El libro es ameno. Por su peso, hay que depositarlo sobre la mesa para leerlo. Está bien diagramado (no se indica el diseñador) y la edición (en Argentina) registra excelentes reproducciones de cuadros (556 ilustraciones, 485 en color), algunos desconocidos, lo que permite seguir el discurso teórico. No obstante esas virtudes y el esfuerzo contributivo del Museo Torres García, el texto es superficial, epidérmico, sin revelar ninguna interpretación o idea innovadora o personal. Para citar un ejemplo. Una sola vez menciona a Helena P. Blavatsky (página 111), la fundadora de la teosofía, cuyo pensamiento incidió notoriamente en Gaudí con el cual tuvo estrecha relación en sus años mozos Torres García, así como posteriormente en Mondran, otro artista que conoció. Pero lo que ya es inocultable, es la poderosa influencia de Rudolf Steiner, fundador de la antroposofía, célebre personalidad a cuyas multitudinarias conferencias asistían Einstein, Xul Solar y Kandinsky, dos amigos de Torres y que en la muestra de sus pizarrones en el Museo Nacional de Bellas Artes en Buenos Aires, hace pocos años, reveló la importancia íntima entre su pensamiento y sus signos en el arte contemporáneo que se extendió hasta Joseph Beuys, su heredero legítimo. Hay cuadros constructivistas de Torres García que parecen ilustrar a Steiner, en sus diferentes estratos de lo terrenal, lo intelectual y lo emocional.

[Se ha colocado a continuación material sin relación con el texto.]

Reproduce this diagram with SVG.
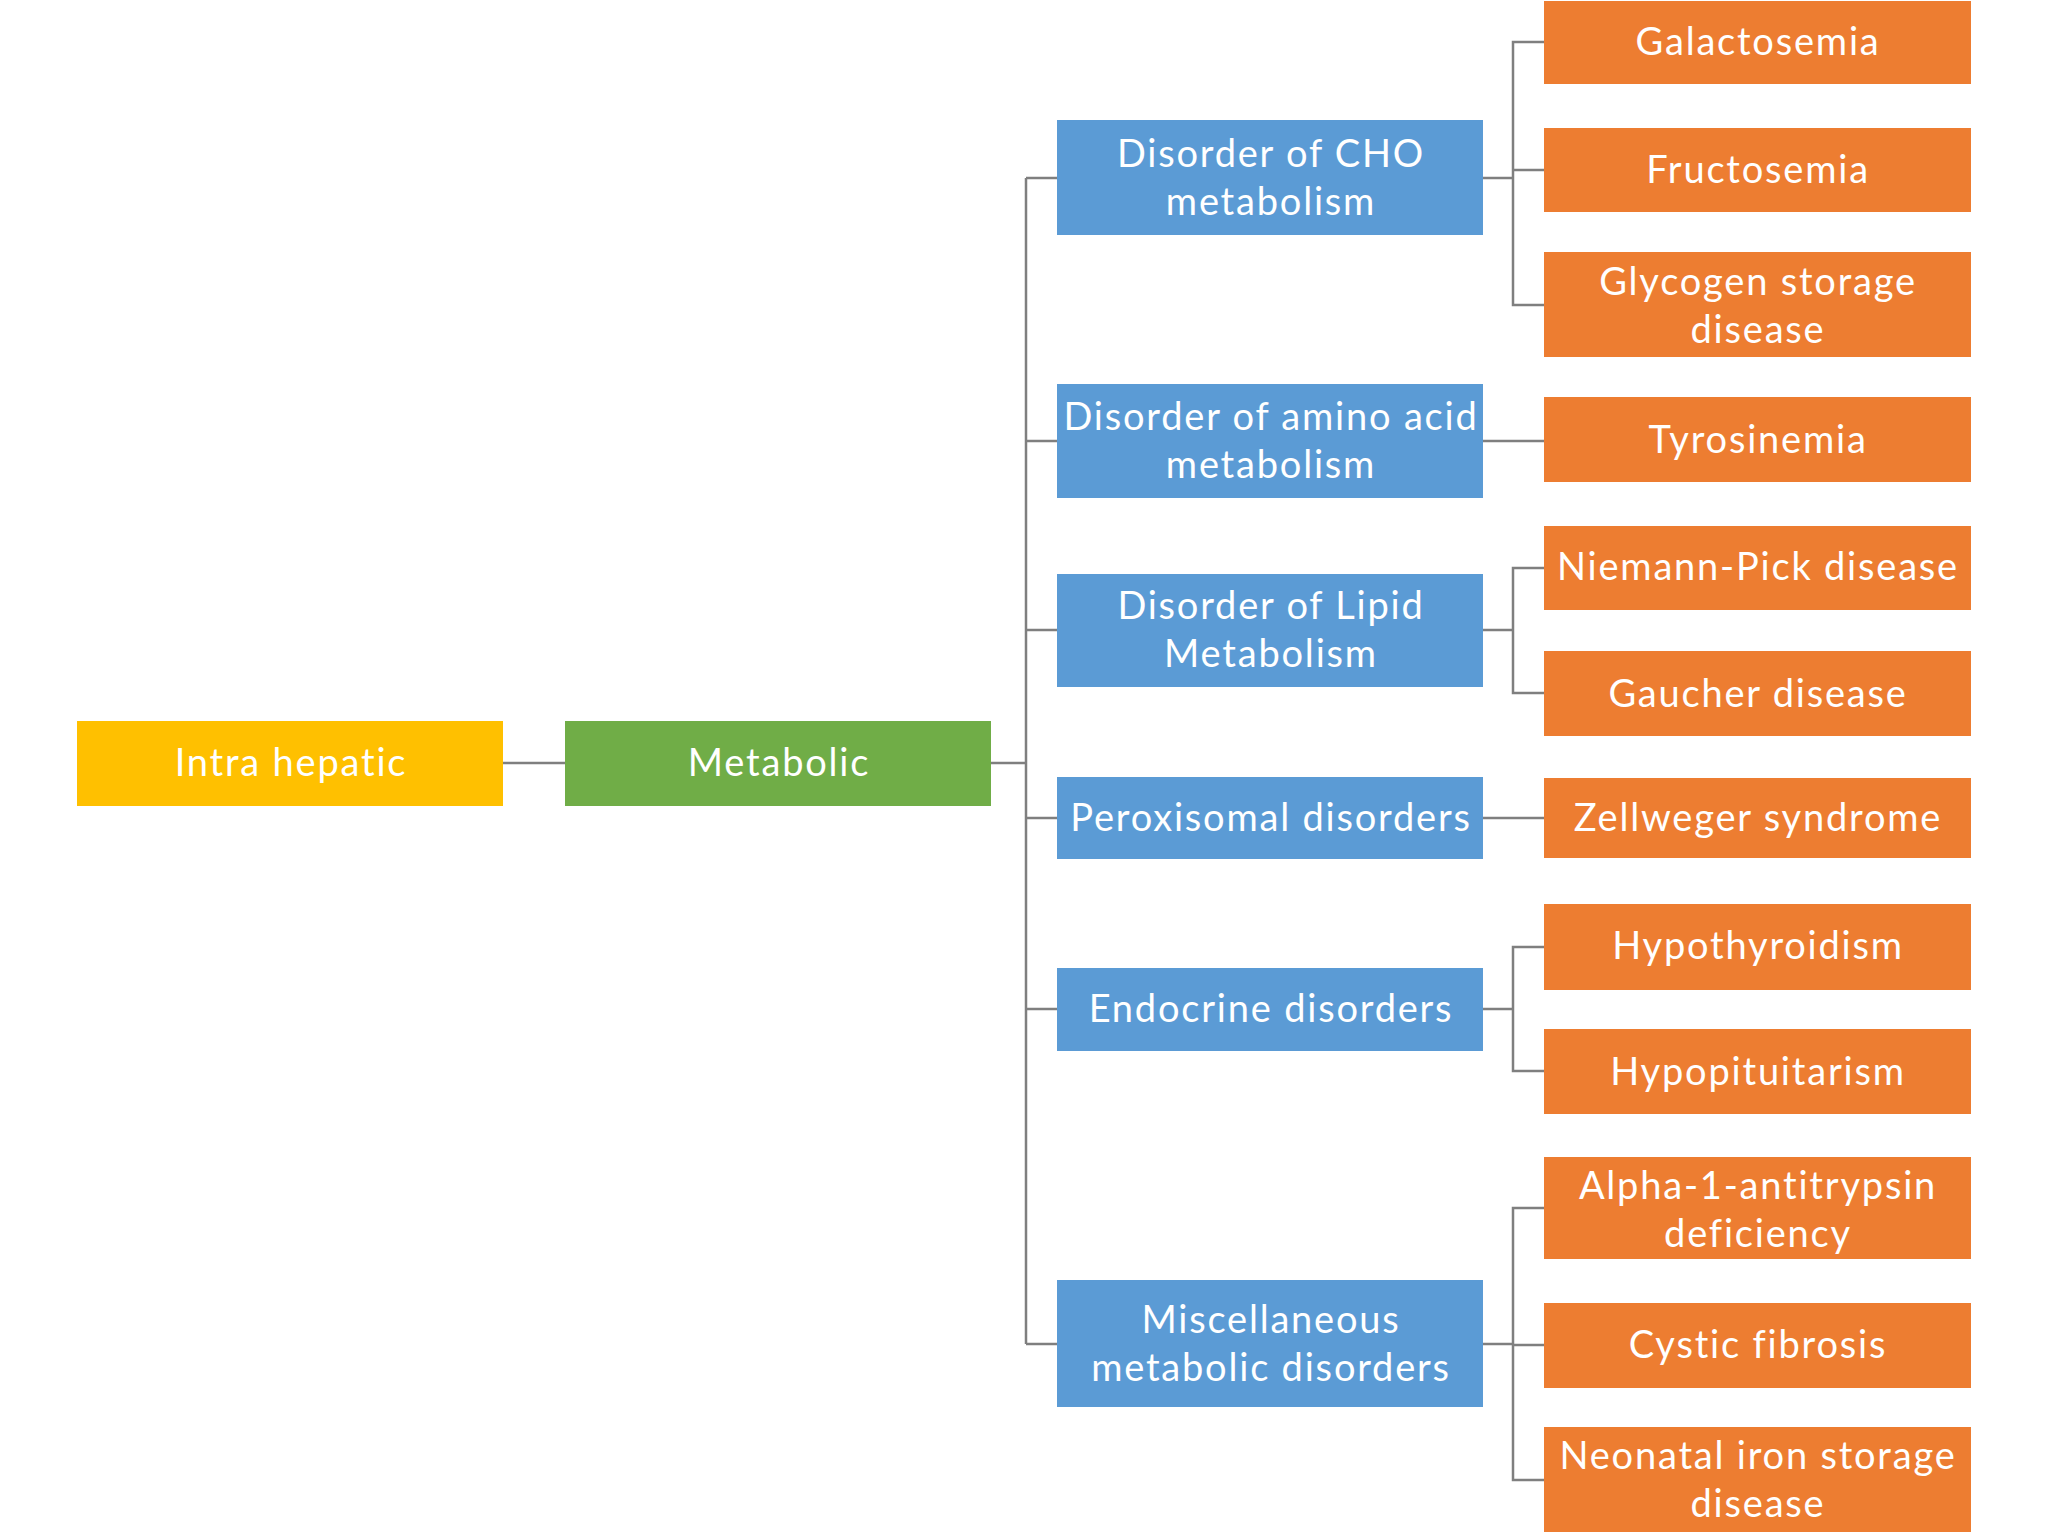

Las relaciones entre arte y su entorno se han visto limitadas a las ideologías y lo social por los marxistas, al historicismo y el esteticismo formalista o a rápidas anotaciones a la filosofía clásica (en el caso de Torres García el neoplatonismo). Ahora se amplía, sin quitar, el camino abierto por Heidegger y Steiner, entre otros posibles (sin forzar el paraguas Deleuze-Guattari en el prólogo, las únicas páginas que se leen, de Mil mesetas), así como las circunstancias personales e íntimas del creador, soslayadas por las grandes narrativas del pensamiento moderno.